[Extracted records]
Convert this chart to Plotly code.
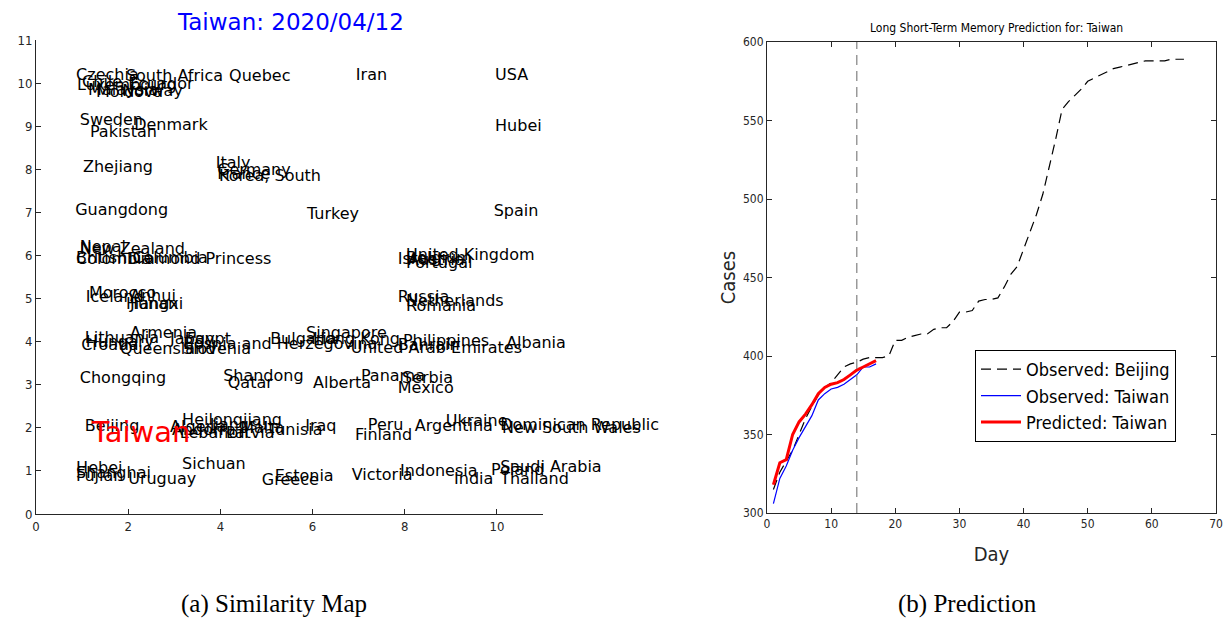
import plotly.graph_objects as go

# ---------------- Data: similarity map ----------------
names = ["Czechia", "Luxembourg", "Chile", "Malaysia", "Ecuador", "Norway", "Moldova",
         "South Africa", "Quebec", "Iran", "USA", "Sweden", "Pakistan", "Denmark", "Hubei",
         "Zhejiang", "Italy", "Germany", "France", "Korea, South", "Guangdong", "Turkey", "Spain",
         "Nepal", "New Zealand", "British Columbia", "Colombia", "Diamond Princess",
         "United Kingdom", "Israel", "Belgium", "Portugal", "Austria",
         "Morocco", "Iceland", "Anhui", "Hunan", "Jiangxi", "Russia", "Netherlands", "Romania",
         "Lithuania", "Hungary", "Croatia", "Armenia", "Queensland", "Japan", "Egypt",
         "Bosnia and Herzegovina", "Slovenia", "Bulgaria", "Singapore", "Hong Kong",
         "United Arab Emirates", "Philippines", "Bahrain", "Albania",
         "Chongqing", "Shandong", "Qatar", "Alberta", "Panama", "Serbia", "Mexico",
         "Beijing", "Heilongjiang", "Algeria", "Andorra", "Lebanon", "Jiangsu", "Latvia",
         "Tunisia", "Malta", "Iraq", "Peru", "Finland", "Argentina", "Ukraine",
         "Dominican Republic", "New South Wales",
         "Hebei", "Shanghai", "Fujian", "Sichuan", "Uruguay", "Estonia", "Greece", "Victoria",
         "Indonesia", "India", "Poland", "Saudi Arabia", "Thailand"]
map_x = [0.87, 0.89, 1.00, 1.13, 2.00, 1.87, 1.30,
         1.95, 4.19, 6.94, 9.96, 0.95, 1.17, 2.13, 9.96,
         1.02, 3.90, 3.93, 3.93, 3.97, 0.85, 5.88, 9.93,
         0.95, 0.95, 0.87, 0.87, 2.00,
         8.03, 7.85, 8.03, 8.03, 8.07,
         1.15, 1.08, 2.04, 1.95, 2.04, 7.85, 8.03, 8.03,
         1.06, 1.08, 0.98, 2.04, 1.82, 2.91, 3.23,
         3.19, 3.19, 5.08, 5.86, 6.01,
         6.83, 7.96, 7.85, 10.20,
         0.95, 4.06, 4.16, 6.01, 7.05, 7.94, 7.85,
         1.06, 3.17, 2.91, 2.95, 3.12, 3.77, 4.12,
         5.03, 4.43, 5.84, 7.20, 6.92, 8.22, 8.89,
         10.07, 10.11,
         0.87, 0.87, 0.87, 3.17, 2.00, 5.18, 4.90, 6.85,
         7.90, 9.07, 9.87, 10.07, 10.07]
map_y = [10.16, 9.93, 10.00, 9.81, 9.95, 9.79, 9.77,
         10.14, 10.14, 10.16, 10.16, 9.12, 8.84, 9.00, 8.98,
         8.03, 8.12, 7.96, 7.87, 7.82, 7.03, 6.94, 7.01,
         6.17, 6.13, 5.92, 5.89, 5.89,
         5.99, 5.89, 5.92, 5.80, 5.87,
         5.10, 5.01, 5.03, 4.85, 4.85, 5.01, 4.92, 4.80,
         4.06, 3.97, 3.90, 4.18, 3.81, 4.04, 4.04,
         3.92, 3.81, 4.04, 4.18, 4.04,
         3.83, 3.99, 3.90, 3.94,
         3.13, 3.18, 3.02, 3.02, 3.18, 3.13, 2.90,
         2.02, 2.16, 2.00, 1.93, 1.86, 2.04, 1.86,
         1.93, 1.97, 2.02, 2.04, 1.81, 2.02, 2.13,
         2.04, 1.97,
         1.04, 0.93, 0.86, 1.14, 0.79, 0.86, 0.77, 0.88,
         0.97, 0.79, 1.00, 1.07, 0.79]
target_name = "Taiwan"
target_x = [1.21]
target_y = [1.83]

# ---------------- Data: LSTM prediction ----------------
beijing_days = list(range(1, 66))
beijing_cases = [315, 326, 333, 340, 350, 360, 368, 375, 380, 383,
                 388, 393, 395, 396, 398, 399, 399, 399, 400, 410,
                 410, 412, 413, 414, 414, 417, 418, 418, 422, 428,
                 428, 429, 435, 436, 436, 437, 444, 452, 457, 468,
                 480, 490, 503, 520, 538, 557, 562, 566, 570, 575,
                 577, 579, 581, 583, 584, 585, 586, 587, 588, 588,
                 588, 588, 589, 589, 589]
taiwan_days = list(range(1, 18))
taiwan_obs = [306, 322, 330, 340, 348, 355, 362, 372, 376, 379,
              380, 382, 385, 388, 393, 393, 395]
taiwan_pred = [318, 332, 334, 350, 358, 363, 369, 376, 380, 382,
               383, 385, 388, 391, 393, 395, 397]
split_day = 14

W, H = 1231, 621
LFONT = "DejaVu Sans"
NFONT = "DejaVu Sans Condensed, Liberation Sans Narrow, Liberation Sans, Arial"
axcol = "#262626"

fig = go.Figure()

fig.add_trace(go.Scatter(
    x=map_x, y=map_y, text=names, mode="text", textposition="middle right",
    textfont=dict(family=LFONT, size=16, color="black"), cliponaxis=False,
    xaxis="x", yaxis="y", showlegend=False, hoverinfo="skip"))
fig.add_trace(go.Scatter(
    x=target_x, y=target_y, text=[target_name], mode="text", textposition="middle right",
    textfont=dict(family=LFONT, size=29, color="red"), cliponaxis=False,
    xaxis="x", yaxis="y", showlegend=False, hoverinfo="skip"))

fig.add_trace(go.Scatter(
    x=beijing_days, y=beijing_cases, mode="lines", name="Observed: Beijing",
    line=dict(color="black", width=1.2, dash="10px,6px"), xaxis="x2", yaxis="y2"))
fig.add_trace(go.Scatter(
    x=taiwan_days, y=taiwan_obs, mode="lines", name="Observed: Taiwan",
    line=dict(color="blue", width=1.2), xaxis="x2", yaxis="y2"))
fig.add_trace(go.Scatter(
    x=taiwan_days, y=taiwan_pred, mode="lines", name="Predicted: Taiwan",
    line=dict(color="red", width=3), xaxis="x2", yaxis="y2"))

fig.add_shape(type="line", xref="x2", yref="y2", x0=split_day, x1=split_day,
              y0=300, y1=600, line=dict(color="#808080", width=1.2, dash="10px,6px"))

left_dom_x = [36 / W, 543 / W]
left_dom_y = [1 - 514 / H, 1 - 40 / H]
right_dom_x = [767 / W, 1216 / W]
right_dom_y = [1 - 513 / H, 1 - 42 / H]

common = dict(showgrid=False, zeroline=False, showline=True, linecolor=axcol,
              linewidth=1, ticks="inside", tickcolor=axcol, ticklen=5, automargin=False)

fig.update_layout(
    template="none",
    width=W, height=H,
    margin=dict(l=0, r=0, t=0, b=0, pad=0),
    paper_bgcolor="white", plot_bgcolor="white",
    showlegend=True,
    xaxis=dict(domain=left_dom_x, range=[0, 11], tickvals=[0, 2, 4, 6, 8, 10],
               tickfont=dict(family=NFONT, size=13, color=axcol), anchor="y", **common),
    yaxis=dict(domain=left_dom_y, range=[0, 11], tickvals=list(range(0, 12)),
               tickfont=dict(family=NFONT, size=13, color=axcol), anchor="x", **common),
    xaxis2=dict(domain=right_dom_x, range=[0, 70], dtick=10, mirror="ticks",
                tickfont=dict(family=NFONT, size=12, color=axcol), anchor="y2",
                title=dict(text="Day", font=dict(family=NFONT, size=20, color=axcol), standoff=16),
                **common),
    yaxis2=dict(domain=right_dom_y, range=[300, 600], dtick=50, mirror="ticks",
                tickfont=dict(family=NFONT, size=12, color=axcol), anchor="x2",
                title=dict(text="Cases", font=dict(family=NFONT, size=20, color=axcol), standoff=1),
                **common),
    legend=dict(x=975 / W, y=1 - 350 / H, xanchor="left", yanchor="top",
                bgcolor="white", bordercolor="black", borderwidth=1,
                font=dict(family=NFONT, size=18, color="black"),
                tracegroupgap=0, itemwidth=40),
    annotations=[
        dict(text="Taiwan: 2020/04/12", x=290 / W, y=1 - 22 / H, xref="paper", yref="paper",
             showarrow=False, font=dict(family=LFONT, size=23, color="blue"),
             xanchor="center", yanchor="middle"),
        dict(text="Long Short-Term Memory Prediction for: Taiwan", x=996 / W, y=1 - 28 / H,
             xref="paper", yref="paper", showarrow=False,
             font=dict(family=NFONT, size=12, color="black"), xanchor="center", yanchor="middle"),
        dict(text="(a) Similarity Map", x=274 / W, y=1 - 604 / H, xref="paper", yref="paper",
             showarrow=False, font=dict(family="Liberation Serif, Times New Roman", size=25,
                                        color="black"),
             xanchor="center", yanchor="middle"),
        dict(text="(b) Prediction", x=967 / W, y=1 - 604 / H, xref="paper", yref="paper",
             showarrow=False, font=dict(family="Liberation Serif, Times New Roman", size=25,
                                        color="black"),
             xanchor="center", yanchor="middle"),
    ],
)

fig.write_html("out.html")
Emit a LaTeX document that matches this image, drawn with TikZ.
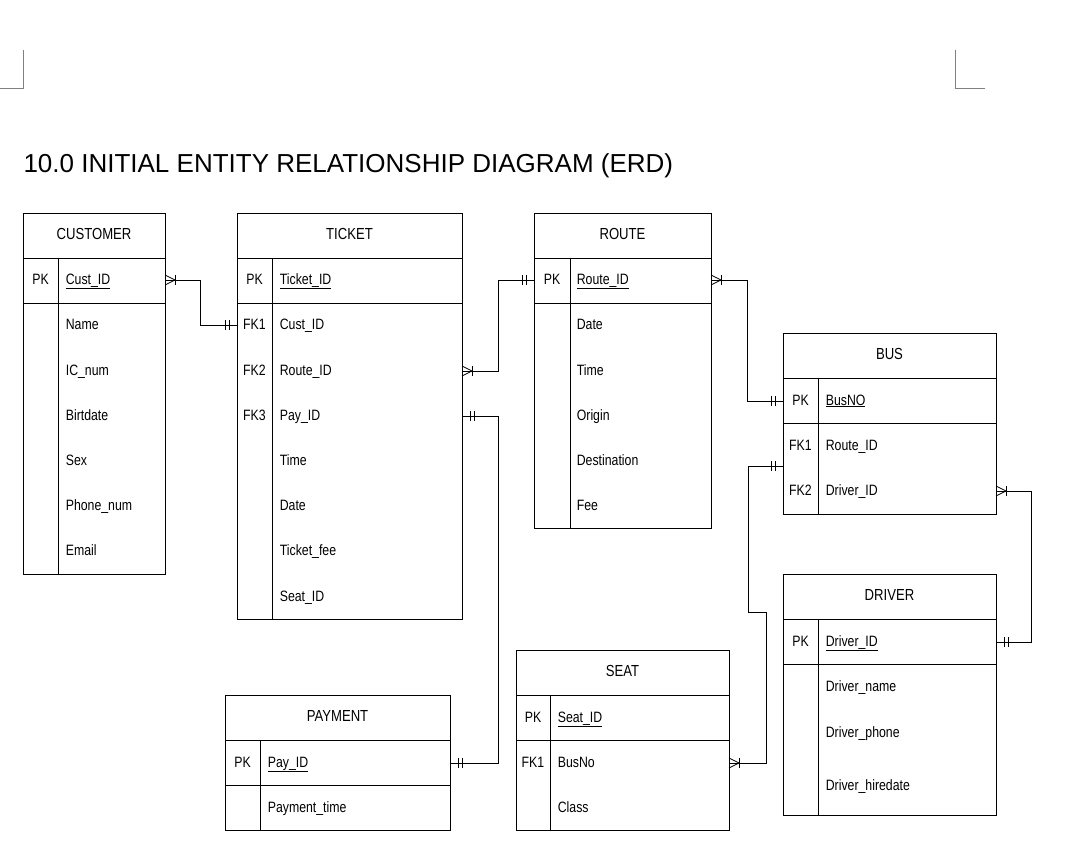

*Set exercise*: Exactly as written, please give again the lines from the beginning of the listing through the line containing "import plotly.graph_objects as go", inclusive, without any pictures.

*Exercise output*:
Convert this chart to Plotly code.
import plotly.graph_objects as go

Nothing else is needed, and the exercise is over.